For large water datasets, follow these best practices to ensure efficiency, reliability, and scalability:

  • Partitioning: Split large datasets into smaller, manageable chunks (e.g., by date or sensor ID). This improves query performance and reduces the risk of data corruption.
  • Indexing: If using a database, create indexes on frequently queried columns (e.g., timestamp, sensor ID) to speed up searches.
  • Redundancy: Store critical data in multiple locations (e.g., local storage + cloud backup) to protect against hardware failures.
  • Validation: Implement data validation checks to ensure the integrity of your datasets. For example, verify that pH values are within the expected range (0-14).
  • Documentation: Maintain clear documentation for your datasets, including:
    • Data schema (column names, data types, units)
    • Sampling methodology
    • Data collection dates and frequencies
    • Any known issues or limitations

For more guidance, refer to the USGS Water Data resources, which provide standards for water data management.

How can I reduce the size of my water data without losing information?

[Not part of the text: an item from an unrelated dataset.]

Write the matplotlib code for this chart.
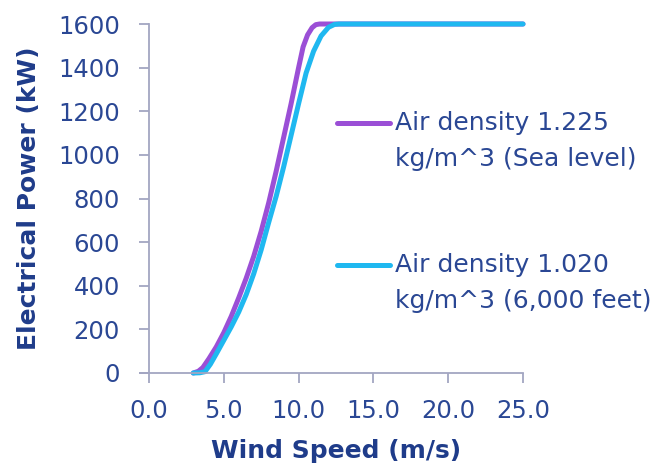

Here are several techniques to reduce data size while preserving all information:

  • Delta Encoding: Store the difference between consecutive values instead of the full value. For example, if temperature changes by only 0.1°C between readings, store +0.1 instead of the full temperature. This works well for slowly changing data.
  • Dictionary Encoding: Replace repetitive strings (e.g., sensor IDs, location names) with shorter codes or integers. For example, replace "Sensor_A" with "1" and "Sensor_B" with "2".
  • Bit Packing: Store multiple small values (e.g., booleans, small integers) in a single byte. For example, 8 boolean flags can be stored in 1 byte instead of 8 bytes.
  • Normalization: Scale floating-point values to integers. For example, store temperature as a 16-bit integer (scaled by 100) instead of a 32-bit float.
  • Sparse Representation: For datasets with many zero or null values, use sparse formats that only store non-zero values and their positions.

These techniques are often used in combination with compression to achieve the best results.